(Goal) Retype the records below from their first line through the line containing "0.50, 1.0, 0.0, 1.0, 0.0, 0.0, 1.0, 0.0, 1.0, 1.0]", and include nothing else.

(Information shown)
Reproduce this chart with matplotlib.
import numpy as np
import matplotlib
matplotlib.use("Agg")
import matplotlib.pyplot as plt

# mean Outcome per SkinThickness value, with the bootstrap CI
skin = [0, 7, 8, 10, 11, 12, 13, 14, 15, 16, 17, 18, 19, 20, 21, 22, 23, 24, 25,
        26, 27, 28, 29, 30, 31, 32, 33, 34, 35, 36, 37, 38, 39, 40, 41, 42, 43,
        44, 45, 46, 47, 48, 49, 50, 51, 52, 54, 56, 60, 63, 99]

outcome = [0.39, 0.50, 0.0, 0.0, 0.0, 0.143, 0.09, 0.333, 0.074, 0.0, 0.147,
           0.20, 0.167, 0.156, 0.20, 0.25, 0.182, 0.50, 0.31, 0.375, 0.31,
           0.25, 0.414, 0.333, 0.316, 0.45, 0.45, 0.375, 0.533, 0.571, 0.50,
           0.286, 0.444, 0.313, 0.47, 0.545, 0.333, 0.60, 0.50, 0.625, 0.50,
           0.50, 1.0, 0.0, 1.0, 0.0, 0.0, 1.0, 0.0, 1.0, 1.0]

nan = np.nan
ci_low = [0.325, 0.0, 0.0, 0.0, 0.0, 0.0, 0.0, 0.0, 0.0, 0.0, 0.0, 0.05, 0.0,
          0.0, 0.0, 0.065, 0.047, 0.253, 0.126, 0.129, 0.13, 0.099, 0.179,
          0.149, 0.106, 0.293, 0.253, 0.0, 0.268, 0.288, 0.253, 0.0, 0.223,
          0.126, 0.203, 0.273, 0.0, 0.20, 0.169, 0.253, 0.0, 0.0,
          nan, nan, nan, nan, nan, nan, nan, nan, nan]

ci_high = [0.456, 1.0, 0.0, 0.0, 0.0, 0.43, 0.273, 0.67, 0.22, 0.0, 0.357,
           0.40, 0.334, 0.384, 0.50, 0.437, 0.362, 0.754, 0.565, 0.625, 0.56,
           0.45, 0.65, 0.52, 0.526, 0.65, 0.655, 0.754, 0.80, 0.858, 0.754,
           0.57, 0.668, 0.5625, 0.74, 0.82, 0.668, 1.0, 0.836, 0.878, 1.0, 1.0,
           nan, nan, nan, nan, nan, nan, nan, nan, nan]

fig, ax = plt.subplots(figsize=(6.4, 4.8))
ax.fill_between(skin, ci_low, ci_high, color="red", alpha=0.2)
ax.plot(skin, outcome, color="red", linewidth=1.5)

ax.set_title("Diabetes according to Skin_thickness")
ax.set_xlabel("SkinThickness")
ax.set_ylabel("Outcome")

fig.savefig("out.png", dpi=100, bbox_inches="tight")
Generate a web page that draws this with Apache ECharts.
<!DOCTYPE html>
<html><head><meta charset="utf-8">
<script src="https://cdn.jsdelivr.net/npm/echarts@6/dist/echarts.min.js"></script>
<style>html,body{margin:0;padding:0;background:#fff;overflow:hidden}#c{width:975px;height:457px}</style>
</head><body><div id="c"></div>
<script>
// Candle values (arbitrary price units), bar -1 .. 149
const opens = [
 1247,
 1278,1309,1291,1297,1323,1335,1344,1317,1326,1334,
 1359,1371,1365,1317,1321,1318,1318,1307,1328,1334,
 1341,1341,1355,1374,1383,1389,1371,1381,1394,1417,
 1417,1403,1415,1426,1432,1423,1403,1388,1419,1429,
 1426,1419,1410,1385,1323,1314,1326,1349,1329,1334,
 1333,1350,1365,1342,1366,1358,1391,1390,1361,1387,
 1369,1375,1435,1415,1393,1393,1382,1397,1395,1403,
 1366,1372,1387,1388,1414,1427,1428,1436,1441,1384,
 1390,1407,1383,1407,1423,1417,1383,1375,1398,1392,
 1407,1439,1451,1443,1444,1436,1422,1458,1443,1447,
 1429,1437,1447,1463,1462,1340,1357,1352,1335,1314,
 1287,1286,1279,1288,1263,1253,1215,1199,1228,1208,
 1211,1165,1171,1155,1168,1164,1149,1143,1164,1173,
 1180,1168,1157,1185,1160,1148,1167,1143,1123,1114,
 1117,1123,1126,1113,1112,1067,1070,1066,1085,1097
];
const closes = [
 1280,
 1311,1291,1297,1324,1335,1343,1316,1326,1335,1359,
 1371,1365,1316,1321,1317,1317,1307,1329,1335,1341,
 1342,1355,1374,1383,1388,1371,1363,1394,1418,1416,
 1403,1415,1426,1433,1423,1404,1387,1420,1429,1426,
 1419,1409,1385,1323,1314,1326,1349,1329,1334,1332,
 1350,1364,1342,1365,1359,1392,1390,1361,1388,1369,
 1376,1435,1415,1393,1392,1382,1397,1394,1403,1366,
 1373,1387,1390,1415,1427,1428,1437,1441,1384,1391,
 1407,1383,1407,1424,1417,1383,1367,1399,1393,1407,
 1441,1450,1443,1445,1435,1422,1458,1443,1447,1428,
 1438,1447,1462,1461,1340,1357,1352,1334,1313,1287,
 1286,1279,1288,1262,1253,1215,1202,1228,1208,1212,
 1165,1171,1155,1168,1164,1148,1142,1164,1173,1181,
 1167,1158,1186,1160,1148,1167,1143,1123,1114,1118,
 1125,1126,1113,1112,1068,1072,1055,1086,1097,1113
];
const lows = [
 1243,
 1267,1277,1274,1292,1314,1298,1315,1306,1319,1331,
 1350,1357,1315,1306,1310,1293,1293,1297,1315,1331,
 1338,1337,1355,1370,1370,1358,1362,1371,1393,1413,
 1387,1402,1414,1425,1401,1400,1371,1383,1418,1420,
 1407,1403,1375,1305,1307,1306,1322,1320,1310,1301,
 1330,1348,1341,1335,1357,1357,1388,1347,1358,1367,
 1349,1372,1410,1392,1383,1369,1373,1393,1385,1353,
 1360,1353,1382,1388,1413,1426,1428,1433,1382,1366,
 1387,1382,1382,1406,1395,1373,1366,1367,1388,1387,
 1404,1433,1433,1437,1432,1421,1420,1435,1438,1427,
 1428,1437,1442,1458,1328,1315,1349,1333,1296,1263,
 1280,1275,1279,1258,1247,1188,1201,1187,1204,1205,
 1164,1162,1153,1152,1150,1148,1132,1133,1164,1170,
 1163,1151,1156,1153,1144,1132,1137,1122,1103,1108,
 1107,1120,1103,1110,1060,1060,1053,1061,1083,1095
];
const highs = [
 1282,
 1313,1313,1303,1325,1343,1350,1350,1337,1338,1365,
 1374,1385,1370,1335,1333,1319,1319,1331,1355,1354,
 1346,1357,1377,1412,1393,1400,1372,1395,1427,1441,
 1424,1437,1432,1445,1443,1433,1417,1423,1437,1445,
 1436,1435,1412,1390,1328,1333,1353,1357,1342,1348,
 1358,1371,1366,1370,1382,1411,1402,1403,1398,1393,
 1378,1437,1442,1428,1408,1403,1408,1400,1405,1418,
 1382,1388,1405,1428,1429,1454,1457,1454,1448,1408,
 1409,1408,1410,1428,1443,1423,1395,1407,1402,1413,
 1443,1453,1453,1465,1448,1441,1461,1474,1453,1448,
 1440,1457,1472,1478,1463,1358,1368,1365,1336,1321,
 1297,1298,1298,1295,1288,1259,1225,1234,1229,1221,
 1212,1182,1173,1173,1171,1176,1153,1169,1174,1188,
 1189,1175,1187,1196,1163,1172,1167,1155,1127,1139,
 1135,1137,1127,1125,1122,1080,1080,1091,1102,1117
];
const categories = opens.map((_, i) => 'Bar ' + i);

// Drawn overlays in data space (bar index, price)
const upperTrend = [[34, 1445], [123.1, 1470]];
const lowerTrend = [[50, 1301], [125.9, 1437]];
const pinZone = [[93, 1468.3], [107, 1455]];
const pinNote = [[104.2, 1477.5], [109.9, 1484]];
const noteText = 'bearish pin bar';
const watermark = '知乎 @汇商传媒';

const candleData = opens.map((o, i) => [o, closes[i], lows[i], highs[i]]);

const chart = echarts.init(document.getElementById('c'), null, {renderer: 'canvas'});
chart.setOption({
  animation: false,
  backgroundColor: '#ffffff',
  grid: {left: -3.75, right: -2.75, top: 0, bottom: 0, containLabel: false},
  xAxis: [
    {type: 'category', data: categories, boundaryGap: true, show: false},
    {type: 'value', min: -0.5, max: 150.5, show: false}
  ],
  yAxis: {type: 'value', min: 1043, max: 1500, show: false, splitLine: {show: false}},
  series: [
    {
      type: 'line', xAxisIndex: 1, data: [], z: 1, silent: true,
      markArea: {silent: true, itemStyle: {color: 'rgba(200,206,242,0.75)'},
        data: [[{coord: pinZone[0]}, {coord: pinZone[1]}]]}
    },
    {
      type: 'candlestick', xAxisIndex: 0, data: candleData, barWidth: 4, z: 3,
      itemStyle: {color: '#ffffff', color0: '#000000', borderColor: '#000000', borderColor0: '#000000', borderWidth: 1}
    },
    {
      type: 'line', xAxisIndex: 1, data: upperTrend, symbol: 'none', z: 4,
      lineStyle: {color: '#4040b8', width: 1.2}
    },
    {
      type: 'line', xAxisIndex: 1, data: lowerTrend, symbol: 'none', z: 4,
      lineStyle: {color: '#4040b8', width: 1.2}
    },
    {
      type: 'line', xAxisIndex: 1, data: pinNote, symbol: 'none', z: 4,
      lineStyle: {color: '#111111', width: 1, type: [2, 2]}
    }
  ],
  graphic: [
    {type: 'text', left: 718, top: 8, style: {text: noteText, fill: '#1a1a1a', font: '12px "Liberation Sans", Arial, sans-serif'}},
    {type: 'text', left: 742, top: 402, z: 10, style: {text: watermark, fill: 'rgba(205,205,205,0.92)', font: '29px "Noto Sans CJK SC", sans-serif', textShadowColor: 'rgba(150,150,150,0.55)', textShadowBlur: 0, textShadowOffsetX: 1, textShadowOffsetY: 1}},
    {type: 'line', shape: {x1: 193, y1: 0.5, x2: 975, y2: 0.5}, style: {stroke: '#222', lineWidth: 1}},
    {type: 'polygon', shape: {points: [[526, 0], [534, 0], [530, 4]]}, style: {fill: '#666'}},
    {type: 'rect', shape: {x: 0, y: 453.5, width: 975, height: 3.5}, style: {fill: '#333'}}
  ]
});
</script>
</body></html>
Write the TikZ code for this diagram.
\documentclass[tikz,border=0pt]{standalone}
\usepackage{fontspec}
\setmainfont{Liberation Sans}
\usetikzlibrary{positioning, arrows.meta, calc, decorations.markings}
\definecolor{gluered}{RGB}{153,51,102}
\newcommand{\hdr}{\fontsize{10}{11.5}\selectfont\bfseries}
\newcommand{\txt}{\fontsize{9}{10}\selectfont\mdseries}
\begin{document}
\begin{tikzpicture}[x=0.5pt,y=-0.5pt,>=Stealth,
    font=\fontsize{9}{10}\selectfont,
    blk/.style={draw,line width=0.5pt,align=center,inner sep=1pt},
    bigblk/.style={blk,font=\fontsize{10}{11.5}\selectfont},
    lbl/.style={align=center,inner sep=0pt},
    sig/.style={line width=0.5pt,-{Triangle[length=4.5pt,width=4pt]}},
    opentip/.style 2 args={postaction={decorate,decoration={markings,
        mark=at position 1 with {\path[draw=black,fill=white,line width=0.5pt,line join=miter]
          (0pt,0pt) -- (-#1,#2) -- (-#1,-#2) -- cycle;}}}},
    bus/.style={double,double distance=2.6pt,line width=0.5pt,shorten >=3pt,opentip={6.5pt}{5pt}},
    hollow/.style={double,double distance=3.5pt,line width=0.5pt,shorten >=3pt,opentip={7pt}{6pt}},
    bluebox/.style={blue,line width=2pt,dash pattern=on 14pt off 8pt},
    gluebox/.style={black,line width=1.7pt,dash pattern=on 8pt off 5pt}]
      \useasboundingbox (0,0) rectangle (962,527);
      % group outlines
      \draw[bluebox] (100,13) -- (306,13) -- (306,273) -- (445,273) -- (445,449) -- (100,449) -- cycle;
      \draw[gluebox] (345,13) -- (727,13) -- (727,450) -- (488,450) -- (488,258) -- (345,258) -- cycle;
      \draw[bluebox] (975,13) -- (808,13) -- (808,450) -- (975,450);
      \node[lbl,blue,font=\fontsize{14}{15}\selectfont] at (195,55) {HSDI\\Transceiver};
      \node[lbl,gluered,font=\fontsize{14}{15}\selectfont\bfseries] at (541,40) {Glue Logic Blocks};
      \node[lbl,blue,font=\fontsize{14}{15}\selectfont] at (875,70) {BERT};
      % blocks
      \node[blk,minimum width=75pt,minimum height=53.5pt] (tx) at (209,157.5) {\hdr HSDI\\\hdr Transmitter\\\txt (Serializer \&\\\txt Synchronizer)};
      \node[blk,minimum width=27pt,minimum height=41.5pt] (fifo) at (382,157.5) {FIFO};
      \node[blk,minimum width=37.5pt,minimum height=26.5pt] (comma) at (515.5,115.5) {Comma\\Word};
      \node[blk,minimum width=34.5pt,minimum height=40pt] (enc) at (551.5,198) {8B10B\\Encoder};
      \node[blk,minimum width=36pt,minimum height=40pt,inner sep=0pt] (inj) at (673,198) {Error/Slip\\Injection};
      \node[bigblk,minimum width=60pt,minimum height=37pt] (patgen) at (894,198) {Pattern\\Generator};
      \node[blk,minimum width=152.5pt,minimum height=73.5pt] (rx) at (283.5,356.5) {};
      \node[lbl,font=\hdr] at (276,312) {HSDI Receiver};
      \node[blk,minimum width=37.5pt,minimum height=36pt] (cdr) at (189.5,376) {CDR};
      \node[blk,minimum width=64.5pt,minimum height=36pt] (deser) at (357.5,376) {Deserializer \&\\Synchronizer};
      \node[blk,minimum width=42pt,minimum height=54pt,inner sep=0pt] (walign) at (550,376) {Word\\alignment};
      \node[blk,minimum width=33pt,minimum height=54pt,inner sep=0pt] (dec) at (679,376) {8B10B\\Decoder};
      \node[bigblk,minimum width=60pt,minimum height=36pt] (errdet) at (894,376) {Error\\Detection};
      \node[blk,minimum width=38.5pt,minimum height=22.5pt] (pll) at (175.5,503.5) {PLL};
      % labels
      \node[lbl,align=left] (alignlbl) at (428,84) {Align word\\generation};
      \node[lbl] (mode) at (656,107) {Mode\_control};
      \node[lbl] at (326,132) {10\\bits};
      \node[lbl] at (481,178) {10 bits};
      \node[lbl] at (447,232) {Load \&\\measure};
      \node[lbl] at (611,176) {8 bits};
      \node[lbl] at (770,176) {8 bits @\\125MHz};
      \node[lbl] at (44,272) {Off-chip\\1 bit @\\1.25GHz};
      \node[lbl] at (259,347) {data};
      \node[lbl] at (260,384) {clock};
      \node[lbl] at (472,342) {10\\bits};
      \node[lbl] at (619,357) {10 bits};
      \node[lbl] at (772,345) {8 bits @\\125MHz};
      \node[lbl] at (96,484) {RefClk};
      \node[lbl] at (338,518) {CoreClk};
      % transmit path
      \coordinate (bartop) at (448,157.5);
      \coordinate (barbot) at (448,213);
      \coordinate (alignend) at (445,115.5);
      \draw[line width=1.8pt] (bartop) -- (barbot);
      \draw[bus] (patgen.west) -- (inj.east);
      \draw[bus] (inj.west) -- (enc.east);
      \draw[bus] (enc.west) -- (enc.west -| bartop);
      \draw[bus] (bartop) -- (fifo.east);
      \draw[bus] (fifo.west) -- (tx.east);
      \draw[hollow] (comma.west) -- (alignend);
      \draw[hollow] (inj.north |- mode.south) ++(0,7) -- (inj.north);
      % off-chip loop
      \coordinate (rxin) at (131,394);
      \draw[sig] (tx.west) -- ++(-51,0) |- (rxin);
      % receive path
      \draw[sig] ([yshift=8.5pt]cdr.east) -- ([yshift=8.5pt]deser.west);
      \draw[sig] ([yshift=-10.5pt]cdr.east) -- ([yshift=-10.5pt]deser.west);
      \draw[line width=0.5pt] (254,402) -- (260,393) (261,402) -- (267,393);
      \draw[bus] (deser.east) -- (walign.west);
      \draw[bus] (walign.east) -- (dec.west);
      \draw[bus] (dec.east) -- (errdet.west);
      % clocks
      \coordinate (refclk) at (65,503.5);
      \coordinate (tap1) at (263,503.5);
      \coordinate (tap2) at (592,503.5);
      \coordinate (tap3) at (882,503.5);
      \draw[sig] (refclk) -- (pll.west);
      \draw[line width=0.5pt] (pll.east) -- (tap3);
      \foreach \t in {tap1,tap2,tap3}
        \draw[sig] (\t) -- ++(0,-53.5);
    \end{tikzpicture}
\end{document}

(Response below)
Reproduce this chart with matplotlib.
import numpy as np
import matplotlib
matplotlib.use("Agg")
import matplotlib.pyplot as plt

# mean Outcome per SkinThickness value, with the bootstrap CI
skin = [0, 7, 8, 10, 11, 12, 13, 14, 15, 16, 17, 18, 19, 20, 21, 22, 23, 24, 25,
        26, 27, 28, 29, 30, 31, 32, 33, 34, 35, 36, 37, 38, 39, 40, 41, 42, 43,
        44, 45, 46, 47, 48, 49, 50, 51, 52, 54, 56, 60, 63, 99]

outcome = [0.39, 0.50, 0.0, 0.0, 0.0, 0.143, 0.09, 0.333, 0.074, 0.0, 0.147,
           0.20, 0.167, 0.156, 0.20, 0.25, 0.182, 0.50, 0.31, 0.375, 0.31,
           0.25, 0.414, 0.333, 0.316, 0.45, 0.45, 0.375, 0.533, 0.571, 0.50,
           0.286, 0.444, 0.313, 0.47, 0.545, 0.333, 0.60, 0.50, 0.625, 0.50,
           0.50, 1.0, 0.0, 1.0, 0.0, 0.0, 1.0, 0.0, 1.0, 1.0]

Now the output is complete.